# Given data
=======
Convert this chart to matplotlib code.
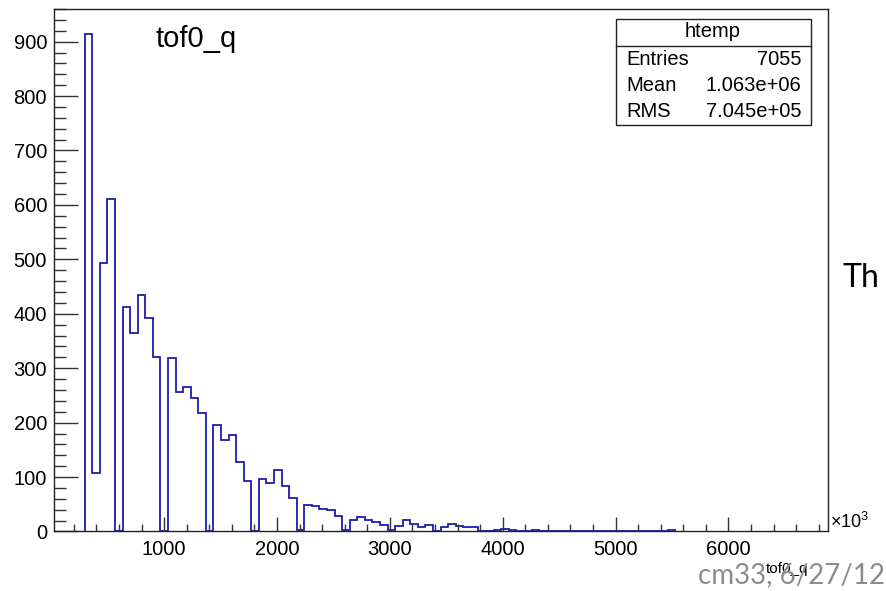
=======
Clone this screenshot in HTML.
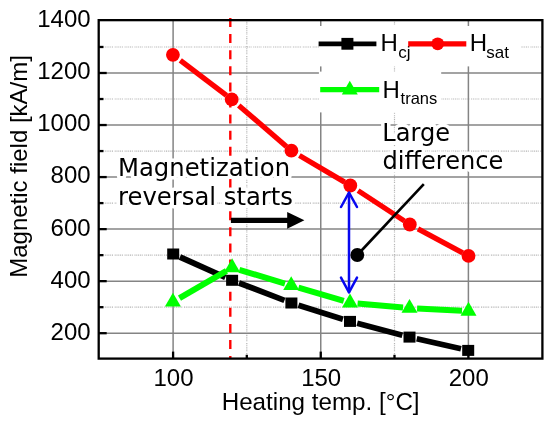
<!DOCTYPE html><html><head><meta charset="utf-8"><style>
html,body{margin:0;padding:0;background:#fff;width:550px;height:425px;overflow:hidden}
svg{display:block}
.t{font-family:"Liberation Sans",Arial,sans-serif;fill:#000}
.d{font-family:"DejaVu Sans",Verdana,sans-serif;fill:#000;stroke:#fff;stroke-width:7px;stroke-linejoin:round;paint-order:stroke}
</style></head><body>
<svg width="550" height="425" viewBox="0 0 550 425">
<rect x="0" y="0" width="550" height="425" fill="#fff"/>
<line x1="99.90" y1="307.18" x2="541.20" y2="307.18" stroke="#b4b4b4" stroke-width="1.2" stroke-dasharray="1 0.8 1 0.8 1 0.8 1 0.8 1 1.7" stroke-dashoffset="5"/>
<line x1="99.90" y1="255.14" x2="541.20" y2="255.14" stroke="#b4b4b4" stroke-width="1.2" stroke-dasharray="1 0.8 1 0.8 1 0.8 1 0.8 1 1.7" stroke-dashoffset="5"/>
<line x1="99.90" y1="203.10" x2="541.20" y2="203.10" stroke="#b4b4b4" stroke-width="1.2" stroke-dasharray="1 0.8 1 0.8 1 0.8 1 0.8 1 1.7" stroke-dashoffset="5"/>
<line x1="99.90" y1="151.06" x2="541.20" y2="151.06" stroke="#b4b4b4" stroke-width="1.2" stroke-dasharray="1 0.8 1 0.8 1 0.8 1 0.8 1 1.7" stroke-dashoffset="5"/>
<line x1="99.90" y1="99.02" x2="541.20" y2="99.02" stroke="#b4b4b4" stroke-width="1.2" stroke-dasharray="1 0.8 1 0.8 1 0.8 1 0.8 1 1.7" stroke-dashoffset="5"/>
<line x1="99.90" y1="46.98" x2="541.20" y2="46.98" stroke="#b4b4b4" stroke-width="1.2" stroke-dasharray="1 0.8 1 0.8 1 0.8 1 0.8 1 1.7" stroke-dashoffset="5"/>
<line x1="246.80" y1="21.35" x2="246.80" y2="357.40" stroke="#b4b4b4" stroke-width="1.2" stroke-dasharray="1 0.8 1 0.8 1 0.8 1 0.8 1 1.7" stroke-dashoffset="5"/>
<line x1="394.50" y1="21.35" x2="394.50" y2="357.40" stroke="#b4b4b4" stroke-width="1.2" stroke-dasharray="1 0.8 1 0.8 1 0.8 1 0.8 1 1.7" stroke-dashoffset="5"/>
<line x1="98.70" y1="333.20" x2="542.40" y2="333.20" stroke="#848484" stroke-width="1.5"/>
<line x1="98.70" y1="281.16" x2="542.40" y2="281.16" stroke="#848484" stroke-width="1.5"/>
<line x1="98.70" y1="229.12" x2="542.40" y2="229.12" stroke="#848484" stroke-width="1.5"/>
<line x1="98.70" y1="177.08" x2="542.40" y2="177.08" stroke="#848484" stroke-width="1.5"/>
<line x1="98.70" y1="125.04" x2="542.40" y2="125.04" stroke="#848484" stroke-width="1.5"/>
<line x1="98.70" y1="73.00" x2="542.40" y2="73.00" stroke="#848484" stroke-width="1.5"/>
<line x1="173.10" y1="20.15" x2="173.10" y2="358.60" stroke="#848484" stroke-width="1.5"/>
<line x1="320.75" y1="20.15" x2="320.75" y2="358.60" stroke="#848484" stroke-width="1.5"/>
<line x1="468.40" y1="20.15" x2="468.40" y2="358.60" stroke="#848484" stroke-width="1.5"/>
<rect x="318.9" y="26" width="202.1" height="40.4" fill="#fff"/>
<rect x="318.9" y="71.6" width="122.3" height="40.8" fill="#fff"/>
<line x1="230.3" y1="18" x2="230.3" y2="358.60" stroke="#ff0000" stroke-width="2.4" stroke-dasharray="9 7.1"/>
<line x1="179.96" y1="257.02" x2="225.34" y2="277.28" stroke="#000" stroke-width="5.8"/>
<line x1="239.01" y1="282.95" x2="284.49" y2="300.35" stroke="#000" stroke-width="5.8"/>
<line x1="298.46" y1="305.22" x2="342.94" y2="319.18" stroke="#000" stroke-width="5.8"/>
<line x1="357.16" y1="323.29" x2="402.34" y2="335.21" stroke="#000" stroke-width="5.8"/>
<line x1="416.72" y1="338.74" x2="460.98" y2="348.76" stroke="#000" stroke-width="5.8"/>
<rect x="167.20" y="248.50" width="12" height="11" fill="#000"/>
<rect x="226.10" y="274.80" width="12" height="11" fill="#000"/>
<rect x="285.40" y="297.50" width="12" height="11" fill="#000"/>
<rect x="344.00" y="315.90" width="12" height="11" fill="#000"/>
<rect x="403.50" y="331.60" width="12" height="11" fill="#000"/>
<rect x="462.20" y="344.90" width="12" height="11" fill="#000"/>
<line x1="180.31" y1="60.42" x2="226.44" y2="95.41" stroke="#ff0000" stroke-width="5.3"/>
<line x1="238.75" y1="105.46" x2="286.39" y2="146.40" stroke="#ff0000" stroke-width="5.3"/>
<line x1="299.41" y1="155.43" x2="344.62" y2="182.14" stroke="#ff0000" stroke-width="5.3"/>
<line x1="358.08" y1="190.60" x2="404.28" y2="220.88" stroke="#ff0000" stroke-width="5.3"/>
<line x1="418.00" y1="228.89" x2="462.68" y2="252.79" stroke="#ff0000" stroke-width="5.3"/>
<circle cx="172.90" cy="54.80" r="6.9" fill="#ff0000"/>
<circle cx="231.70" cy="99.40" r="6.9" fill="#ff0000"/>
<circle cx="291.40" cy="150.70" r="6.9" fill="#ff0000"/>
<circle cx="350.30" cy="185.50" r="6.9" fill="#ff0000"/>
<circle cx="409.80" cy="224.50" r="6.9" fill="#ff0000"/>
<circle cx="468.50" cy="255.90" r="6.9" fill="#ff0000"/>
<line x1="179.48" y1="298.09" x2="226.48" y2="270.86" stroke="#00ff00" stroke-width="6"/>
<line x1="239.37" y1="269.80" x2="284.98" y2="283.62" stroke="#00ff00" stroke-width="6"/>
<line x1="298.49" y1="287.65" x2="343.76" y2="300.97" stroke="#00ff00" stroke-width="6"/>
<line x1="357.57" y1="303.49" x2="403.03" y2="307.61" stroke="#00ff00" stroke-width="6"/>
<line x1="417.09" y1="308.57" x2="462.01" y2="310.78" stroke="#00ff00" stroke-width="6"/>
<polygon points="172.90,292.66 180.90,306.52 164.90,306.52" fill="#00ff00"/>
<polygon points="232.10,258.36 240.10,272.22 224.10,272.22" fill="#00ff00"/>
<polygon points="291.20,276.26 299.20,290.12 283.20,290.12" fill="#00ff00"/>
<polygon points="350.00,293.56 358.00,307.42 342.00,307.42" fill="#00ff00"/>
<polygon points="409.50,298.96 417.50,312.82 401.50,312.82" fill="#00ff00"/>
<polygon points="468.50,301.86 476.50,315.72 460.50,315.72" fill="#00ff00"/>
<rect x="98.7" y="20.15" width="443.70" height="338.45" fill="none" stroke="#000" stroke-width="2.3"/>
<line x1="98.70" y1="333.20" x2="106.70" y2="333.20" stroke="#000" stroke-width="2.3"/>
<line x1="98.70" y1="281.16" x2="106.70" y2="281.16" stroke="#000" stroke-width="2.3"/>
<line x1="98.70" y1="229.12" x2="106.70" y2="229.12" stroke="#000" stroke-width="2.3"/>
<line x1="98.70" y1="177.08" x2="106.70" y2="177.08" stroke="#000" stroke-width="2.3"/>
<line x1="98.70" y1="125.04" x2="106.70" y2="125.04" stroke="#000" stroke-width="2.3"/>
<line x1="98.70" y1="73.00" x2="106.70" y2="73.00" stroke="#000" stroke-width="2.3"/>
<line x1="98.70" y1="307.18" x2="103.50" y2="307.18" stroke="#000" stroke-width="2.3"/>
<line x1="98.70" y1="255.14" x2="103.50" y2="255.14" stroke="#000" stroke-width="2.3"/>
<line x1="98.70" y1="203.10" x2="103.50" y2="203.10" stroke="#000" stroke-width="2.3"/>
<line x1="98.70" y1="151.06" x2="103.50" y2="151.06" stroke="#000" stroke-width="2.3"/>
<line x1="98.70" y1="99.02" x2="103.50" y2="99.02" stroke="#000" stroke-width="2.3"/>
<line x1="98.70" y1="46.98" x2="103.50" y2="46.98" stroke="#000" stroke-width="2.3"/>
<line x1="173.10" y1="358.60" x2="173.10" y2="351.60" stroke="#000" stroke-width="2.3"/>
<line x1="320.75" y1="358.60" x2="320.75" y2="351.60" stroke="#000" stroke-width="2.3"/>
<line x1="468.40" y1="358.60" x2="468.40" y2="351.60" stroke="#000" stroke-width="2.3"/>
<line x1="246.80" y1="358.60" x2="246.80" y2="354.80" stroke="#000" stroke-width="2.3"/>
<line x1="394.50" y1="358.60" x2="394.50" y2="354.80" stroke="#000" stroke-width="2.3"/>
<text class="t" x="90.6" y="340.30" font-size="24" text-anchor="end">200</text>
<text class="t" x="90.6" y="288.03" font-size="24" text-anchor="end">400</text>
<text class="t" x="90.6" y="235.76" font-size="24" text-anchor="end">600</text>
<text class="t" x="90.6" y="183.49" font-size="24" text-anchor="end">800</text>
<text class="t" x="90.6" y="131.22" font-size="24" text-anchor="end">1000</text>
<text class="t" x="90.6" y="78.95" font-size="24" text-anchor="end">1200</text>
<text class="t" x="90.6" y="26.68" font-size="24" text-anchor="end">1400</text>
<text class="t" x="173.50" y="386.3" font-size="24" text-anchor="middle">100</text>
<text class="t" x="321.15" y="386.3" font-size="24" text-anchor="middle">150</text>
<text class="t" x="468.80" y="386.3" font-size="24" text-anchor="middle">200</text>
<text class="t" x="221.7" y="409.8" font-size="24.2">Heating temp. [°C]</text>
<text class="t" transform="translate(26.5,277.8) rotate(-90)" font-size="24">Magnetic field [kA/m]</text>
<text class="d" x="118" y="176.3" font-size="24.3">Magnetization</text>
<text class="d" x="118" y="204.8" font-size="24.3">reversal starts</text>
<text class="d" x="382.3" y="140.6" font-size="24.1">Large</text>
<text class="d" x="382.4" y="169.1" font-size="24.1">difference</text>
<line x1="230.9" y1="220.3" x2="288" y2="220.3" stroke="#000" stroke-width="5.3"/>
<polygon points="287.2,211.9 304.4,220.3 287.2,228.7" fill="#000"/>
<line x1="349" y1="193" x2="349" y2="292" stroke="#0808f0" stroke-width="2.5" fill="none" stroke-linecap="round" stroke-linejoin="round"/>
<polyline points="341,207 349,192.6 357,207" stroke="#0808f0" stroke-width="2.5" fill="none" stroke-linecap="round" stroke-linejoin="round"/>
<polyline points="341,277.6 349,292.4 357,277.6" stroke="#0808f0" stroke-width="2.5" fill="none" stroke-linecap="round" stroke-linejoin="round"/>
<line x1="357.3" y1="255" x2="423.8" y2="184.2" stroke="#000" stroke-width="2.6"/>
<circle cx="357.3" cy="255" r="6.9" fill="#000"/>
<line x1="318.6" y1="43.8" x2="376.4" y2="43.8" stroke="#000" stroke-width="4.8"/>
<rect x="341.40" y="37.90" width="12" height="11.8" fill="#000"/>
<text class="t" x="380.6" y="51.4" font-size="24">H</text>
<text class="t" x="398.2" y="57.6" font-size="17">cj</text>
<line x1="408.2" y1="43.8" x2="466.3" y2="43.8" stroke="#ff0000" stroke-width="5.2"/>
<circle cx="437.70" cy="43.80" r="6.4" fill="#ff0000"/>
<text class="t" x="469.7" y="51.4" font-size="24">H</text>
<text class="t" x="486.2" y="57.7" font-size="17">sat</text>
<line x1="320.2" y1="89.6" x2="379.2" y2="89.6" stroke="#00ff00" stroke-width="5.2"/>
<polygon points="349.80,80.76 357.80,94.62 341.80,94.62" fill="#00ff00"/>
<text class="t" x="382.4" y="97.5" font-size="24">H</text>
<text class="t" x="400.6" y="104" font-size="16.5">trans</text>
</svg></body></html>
=======
# Written task
Considering only the records above, state the number of lines that include the word "this", with nothing added.

# The completed task
2